「今日は月命日ですから、コーヒー一緒に頂いて下さいね」 こんな朝は関西弁で言わない。 丁重に。
「おう」 お線香の匂いと、意味が分かっているので、夫は快く返事をした。
次男なのでお仏壇はないが、額に飾った義父の遺影に炊きたてのご飯、水、頂き物など、お供えをする場所がある。
義父にはお決まりのデミタスカップ、私たちはお砂糖を入れないが義父のカップにはいつもしっかりお砂糖を入れる。
甥っ子の結婚の時のお返しの一部、今は殆どが実用的にカタログが多い中で、新婚旅行のお土産に加えて夫婦で選んでくれたカップ。
それも又いいなぁと思う。 コーヒーカップはどこにでも何種類もあるが、新しく気分を変えて使うのもいいもの。
午後の来客にはたっぷり目のカップがいいが、会社でも毎日飲んでいる夫の、朝には少し小さめな格好のカップがいい。

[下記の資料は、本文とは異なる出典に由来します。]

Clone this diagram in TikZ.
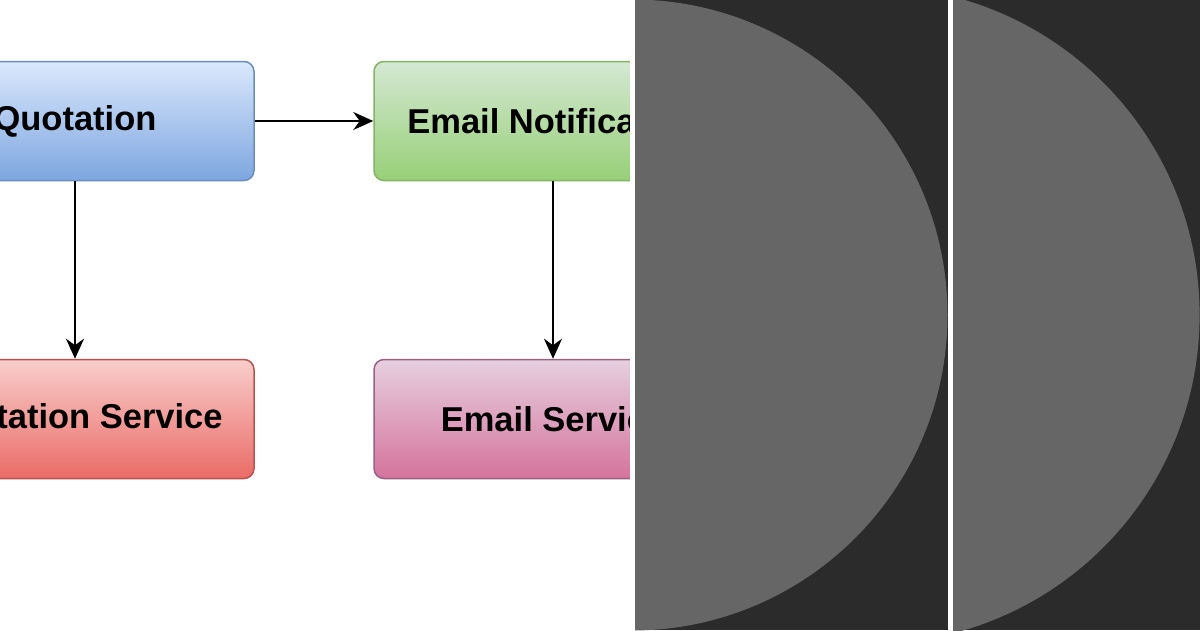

内祝いの品、時には「あの子たちらもらったのよ」と言いながら、若い子が選んでくれたカップに敬意を表して、時に出番を演出してあげる。
コーヒーを飲んでいる間なりとも、甥っ子夫婦のことを話したり、2人の日常を思い浮かべて和んでいるのである。
7時過ぎに電話が鳴った。 7時から7時半に向けての電話は、大抵の場合保育園児のいる息子か次女の家からである。
(熱がまたでたんやな・・やっぱり)
昨日熱が下がったと言っていたから今日は行けると思ったらしいが、朝また熱が・・
私にしてみればそれまで40度近くあったのだから、下がったと言っても食も少なく体力的に一日は念の為休ませたらいいのではと思うが、
私も大変だろうと気も使っているのだろう。
保育園へなつめを送り、仕事に向かう次女。 道路までかんたを迎えに行く。 見た目元気になったんだけど。
今日またかんたと一日を過ごす。
元気ではあるが、咳と鼻・・そして熱。 可愛そうになぁ。
今朝、義父にコーヒーをお供えした時、(昨日も一日有難うございました。 今日もみんなを孫たちをよろしくお願いします)と手を合わせた。
孫の顔を1人1人思い浮かべながら、母が毎日そうしているように。